Изъ всѣхъ сихъ разсужденій явствуетъ, что Вѣра, воспитаніе и языкъ суть самыя сильнѣйшія средства къ возбужденію и вкорененію въ насъ любви къ Отечеству, которая ведетъ къ силѣ, твердости, устройству и благополучію. Явствуетъ также, что сія высокая добродѣтель, требующая великости духа исполненія своихъ обязаностей, непорочности сердца и осторожности отъ искушеній и прелестей, не такъ удобно пріобрѣтается, чтобъ мы при немощахъ и страстяхъ нашихъ легко досязать до ней могли. По сему нужно частыми о ней размышленіями разумъ и душу свою въ томъ подкрѣплять, и для неизгладимаго ея въ сердцахъ нашихъ утвержденія всегда призывать на помощь Того, Кто Всемогущею десницею Своею управляетъ міры, и безъ Котораго во всѣхъ нашихъ помыслахъ господствуетъ одинъ только мракъ и тьма.

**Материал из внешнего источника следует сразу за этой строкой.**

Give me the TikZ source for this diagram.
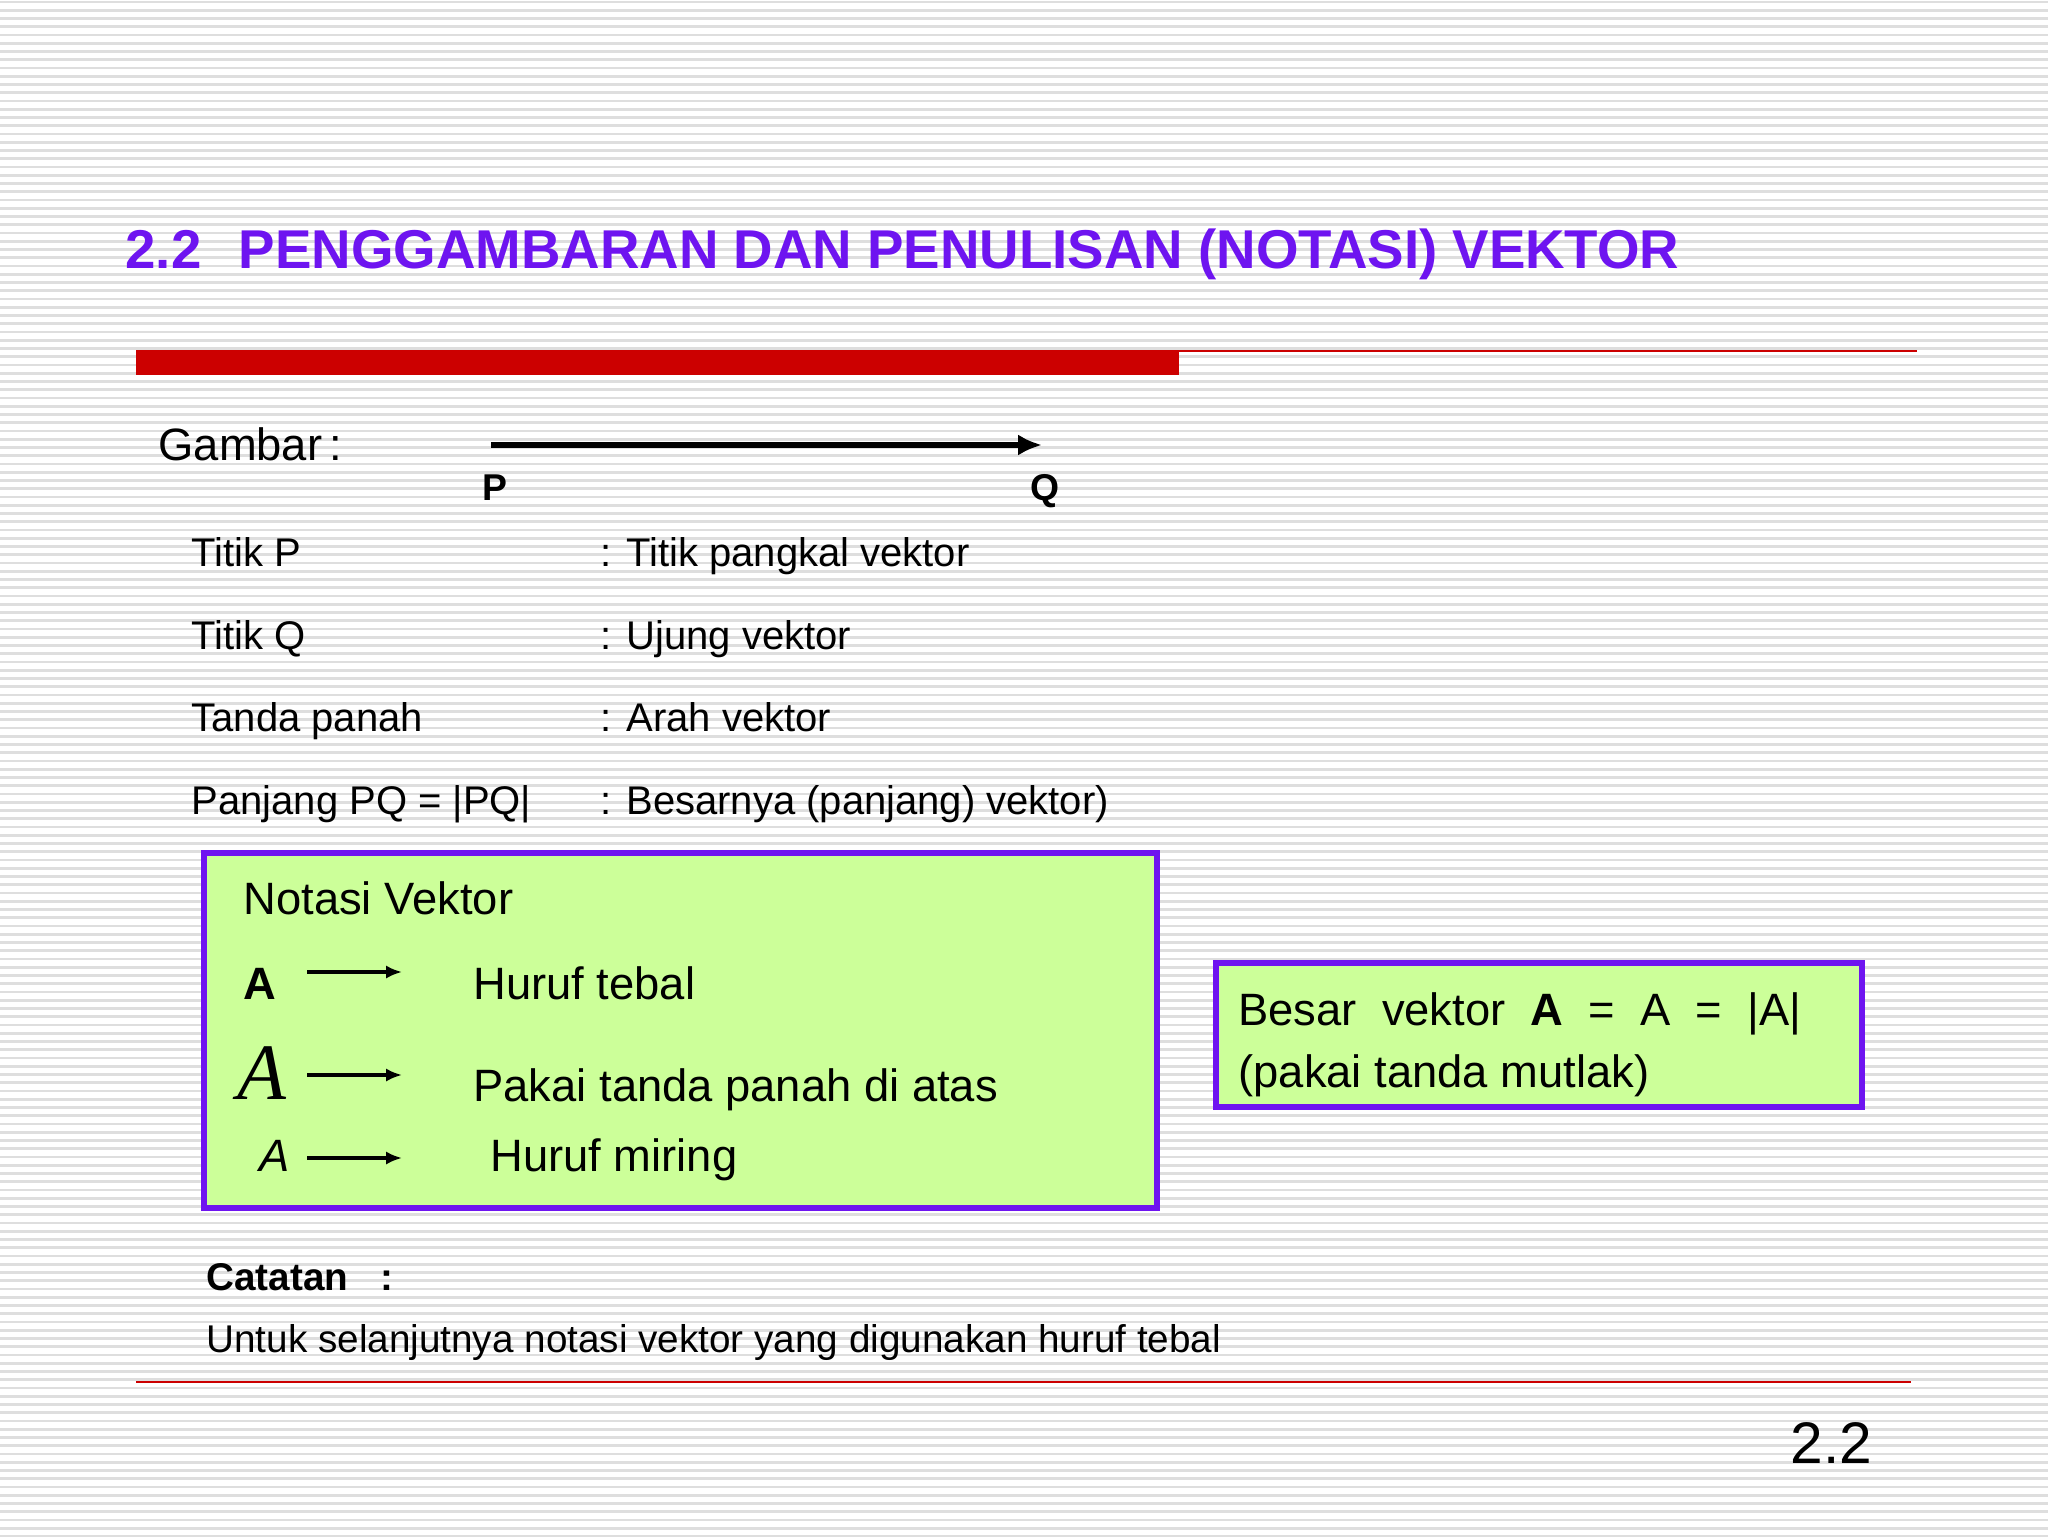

Обратимся теперь отъ общаго разсужденія къ нашему любезному Отечеству, къ Россіи. Сыны и дщери ея всегда во всѣ времена, дышали любовію къ ней. Создатель и Отецъ народовъ, Богъ, въ посылаемыхъ отъ Него великихъ обладателяхъ нашихъ всегда являлъ и являетъ благодать Свою надъ нами. Возблагодаримъ Его, воззовемъ къ Нему, да глава и тѣло Отечества нашего подъ Его Всемощнымъ покровомъ цвѣтутъ и движутся.

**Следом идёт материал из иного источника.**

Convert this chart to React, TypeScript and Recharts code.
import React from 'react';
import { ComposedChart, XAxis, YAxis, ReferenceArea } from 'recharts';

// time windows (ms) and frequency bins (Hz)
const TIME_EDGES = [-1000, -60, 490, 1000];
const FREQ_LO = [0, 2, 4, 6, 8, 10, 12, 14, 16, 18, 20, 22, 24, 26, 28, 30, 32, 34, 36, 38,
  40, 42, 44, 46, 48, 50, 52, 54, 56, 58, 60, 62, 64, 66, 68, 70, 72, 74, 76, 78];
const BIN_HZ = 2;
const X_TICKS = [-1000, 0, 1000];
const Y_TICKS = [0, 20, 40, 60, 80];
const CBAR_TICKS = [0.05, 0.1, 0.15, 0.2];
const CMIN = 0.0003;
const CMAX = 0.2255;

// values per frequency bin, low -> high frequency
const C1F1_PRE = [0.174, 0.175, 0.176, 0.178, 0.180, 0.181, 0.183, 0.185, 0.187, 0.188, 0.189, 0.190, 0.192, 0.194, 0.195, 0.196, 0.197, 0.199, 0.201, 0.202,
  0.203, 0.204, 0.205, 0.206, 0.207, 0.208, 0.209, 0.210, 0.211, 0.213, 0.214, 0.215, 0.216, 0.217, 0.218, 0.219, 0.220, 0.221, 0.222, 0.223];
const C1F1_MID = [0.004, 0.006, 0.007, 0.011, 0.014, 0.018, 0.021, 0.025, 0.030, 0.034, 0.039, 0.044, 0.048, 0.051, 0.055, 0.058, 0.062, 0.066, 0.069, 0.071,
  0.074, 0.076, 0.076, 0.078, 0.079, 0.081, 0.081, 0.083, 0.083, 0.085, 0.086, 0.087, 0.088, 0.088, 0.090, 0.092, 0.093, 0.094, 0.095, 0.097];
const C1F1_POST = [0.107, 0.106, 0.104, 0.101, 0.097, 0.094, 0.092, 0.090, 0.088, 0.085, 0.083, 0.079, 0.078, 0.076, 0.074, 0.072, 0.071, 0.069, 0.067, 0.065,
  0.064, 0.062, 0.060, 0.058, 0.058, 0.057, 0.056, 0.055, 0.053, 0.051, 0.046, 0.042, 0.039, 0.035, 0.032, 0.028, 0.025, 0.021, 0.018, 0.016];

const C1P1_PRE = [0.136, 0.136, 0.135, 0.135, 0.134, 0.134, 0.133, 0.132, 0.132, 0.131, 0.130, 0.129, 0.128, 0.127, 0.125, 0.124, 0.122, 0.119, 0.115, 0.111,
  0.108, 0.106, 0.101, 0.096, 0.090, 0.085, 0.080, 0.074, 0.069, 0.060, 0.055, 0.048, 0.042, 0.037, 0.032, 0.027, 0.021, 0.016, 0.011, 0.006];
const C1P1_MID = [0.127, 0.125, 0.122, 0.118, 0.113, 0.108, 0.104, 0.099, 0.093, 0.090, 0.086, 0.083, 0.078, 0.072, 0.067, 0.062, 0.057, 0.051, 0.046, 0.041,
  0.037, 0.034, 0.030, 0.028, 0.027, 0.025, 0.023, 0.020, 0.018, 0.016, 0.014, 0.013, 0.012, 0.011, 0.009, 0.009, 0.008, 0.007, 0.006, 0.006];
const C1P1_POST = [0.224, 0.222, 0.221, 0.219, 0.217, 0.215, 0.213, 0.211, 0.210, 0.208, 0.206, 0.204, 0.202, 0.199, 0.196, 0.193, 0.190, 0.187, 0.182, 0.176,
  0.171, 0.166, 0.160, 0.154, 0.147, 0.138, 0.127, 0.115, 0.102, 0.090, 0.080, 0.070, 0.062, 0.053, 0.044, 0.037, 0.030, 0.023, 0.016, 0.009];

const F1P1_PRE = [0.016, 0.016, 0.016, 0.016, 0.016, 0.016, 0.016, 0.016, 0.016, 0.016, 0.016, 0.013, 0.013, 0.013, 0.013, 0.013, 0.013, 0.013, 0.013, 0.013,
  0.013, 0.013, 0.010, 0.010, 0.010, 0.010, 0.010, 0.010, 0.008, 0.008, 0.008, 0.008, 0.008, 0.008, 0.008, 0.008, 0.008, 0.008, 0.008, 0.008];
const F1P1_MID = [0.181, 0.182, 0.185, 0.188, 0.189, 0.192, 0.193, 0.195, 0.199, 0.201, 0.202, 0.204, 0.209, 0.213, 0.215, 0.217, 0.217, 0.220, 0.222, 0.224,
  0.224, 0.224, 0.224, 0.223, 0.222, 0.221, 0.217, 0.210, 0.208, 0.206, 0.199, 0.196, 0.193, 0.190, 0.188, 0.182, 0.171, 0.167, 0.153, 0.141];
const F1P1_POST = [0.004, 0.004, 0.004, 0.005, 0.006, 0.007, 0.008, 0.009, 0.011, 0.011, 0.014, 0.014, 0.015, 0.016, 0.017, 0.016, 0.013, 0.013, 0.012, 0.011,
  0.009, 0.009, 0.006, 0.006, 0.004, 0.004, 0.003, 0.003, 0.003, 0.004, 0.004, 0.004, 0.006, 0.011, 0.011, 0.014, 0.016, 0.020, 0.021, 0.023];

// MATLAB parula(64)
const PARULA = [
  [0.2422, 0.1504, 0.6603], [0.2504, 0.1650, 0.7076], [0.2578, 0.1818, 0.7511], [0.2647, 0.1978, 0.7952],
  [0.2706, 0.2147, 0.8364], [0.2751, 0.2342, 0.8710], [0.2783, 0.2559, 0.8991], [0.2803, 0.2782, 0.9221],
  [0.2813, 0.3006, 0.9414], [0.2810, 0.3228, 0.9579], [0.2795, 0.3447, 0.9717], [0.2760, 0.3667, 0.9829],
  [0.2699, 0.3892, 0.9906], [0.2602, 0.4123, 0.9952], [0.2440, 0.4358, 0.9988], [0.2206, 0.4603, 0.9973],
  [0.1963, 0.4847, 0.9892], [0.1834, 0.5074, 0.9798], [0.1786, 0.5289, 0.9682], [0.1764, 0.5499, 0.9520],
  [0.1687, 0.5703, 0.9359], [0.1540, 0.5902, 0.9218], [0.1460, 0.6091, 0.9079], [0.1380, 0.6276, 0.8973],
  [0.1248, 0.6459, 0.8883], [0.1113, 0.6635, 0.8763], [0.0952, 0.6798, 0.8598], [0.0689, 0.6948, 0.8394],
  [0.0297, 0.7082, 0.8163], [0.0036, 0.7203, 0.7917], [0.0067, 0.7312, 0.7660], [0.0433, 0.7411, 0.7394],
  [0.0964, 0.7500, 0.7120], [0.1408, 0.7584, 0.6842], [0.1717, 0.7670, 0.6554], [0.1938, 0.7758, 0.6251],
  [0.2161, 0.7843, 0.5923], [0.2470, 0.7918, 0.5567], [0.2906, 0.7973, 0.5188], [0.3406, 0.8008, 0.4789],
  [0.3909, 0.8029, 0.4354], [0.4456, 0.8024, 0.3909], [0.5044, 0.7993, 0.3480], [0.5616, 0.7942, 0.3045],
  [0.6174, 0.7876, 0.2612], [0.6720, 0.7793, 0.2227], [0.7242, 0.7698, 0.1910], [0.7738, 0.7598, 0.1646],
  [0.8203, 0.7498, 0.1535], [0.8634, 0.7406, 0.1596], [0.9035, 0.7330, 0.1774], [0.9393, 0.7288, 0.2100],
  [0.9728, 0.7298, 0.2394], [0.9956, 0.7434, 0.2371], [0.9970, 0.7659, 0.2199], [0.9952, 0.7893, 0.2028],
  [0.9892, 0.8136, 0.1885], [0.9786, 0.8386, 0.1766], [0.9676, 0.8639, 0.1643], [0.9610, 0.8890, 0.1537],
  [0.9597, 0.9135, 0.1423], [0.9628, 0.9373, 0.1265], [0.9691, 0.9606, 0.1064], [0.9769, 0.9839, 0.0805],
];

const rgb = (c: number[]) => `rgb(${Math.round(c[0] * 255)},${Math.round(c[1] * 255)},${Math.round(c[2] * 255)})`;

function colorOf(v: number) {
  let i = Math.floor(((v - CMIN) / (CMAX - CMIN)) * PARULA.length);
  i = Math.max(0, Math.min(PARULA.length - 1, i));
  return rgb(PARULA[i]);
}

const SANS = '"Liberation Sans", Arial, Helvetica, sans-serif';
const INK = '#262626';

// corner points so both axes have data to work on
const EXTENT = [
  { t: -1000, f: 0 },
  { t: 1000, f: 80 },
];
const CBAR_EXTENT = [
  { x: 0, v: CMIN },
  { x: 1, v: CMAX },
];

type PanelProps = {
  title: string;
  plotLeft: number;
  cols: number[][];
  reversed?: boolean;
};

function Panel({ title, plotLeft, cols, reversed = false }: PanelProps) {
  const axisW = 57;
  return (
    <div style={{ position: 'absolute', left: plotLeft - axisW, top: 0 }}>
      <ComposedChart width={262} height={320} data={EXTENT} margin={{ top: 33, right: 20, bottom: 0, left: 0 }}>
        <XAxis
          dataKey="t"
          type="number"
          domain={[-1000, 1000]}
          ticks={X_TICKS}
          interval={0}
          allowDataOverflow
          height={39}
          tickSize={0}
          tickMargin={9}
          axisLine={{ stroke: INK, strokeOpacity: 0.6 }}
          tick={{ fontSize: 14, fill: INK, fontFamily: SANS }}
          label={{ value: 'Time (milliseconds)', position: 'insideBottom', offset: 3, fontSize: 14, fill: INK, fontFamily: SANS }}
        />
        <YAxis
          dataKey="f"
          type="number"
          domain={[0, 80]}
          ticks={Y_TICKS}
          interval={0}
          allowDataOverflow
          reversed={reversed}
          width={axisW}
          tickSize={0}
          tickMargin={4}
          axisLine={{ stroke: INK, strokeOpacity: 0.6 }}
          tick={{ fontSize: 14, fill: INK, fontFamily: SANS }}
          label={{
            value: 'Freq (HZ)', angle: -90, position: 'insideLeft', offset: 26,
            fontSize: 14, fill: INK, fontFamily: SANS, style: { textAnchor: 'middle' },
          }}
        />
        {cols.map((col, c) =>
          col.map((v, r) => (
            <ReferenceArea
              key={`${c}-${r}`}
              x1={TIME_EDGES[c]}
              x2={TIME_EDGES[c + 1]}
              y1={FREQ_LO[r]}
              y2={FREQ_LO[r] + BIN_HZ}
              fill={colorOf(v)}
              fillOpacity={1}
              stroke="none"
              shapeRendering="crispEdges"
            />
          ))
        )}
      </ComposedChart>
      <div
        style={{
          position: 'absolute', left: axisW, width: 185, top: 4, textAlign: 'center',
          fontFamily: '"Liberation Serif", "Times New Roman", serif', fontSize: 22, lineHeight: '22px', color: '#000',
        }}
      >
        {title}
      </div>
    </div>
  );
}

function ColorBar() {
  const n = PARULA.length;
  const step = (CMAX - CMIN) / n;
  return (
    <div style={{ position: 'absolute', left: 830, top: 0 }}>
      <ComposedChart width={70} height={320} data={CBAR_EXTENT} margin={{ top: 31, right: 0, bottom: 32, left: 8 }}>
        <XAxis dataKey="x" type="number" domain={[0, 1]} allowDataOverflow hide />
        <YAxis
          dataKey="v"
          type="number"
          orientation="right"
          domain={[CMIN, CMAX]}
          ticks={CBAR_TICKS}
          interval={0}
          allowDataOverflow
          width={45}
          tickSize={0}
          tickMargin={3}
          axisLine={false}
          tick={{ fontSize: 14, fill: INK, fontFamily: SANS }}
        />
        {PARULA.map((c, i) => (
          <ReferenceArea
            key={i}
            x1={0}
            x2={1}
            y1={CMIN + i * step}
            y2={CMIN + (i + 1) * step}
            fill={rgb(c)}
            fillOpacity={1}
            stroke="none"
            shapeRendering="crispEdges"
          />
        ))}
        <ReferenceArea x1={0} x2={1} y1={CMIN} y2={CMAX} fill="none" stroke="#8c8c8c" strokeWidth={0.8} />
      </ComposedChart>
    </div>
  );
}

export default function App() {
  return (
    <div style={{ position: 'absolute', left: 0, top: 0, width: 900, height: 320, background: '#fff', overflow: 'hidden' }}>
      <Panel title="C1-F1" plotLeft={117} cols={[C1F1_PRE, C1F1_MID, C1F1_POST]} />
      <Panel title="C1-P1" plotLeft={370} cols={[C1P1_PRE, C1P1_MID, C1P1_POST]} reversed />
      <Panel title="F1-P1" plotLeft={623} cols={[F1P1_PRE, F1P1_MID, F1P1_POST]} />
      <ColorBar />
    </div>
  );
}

Я покусился сказать нѣчто о любви къ Отечеству, голосъ мой слабъ; не столько достоинъ вниманія вашего, почтенные посѣтители! сколько бы я того желалъ. О естьли бы искуство пера моего могло сравниться съ жаромъ моего усердія! Тогда усладилъ бы я сердца ваши, горящія къ Отечеству любовію, и громомъ словъ моихъ потрясъ бы душу того, въ которомъ (естьли бы таковый случился) сія священная любовь или уснула или воздремала.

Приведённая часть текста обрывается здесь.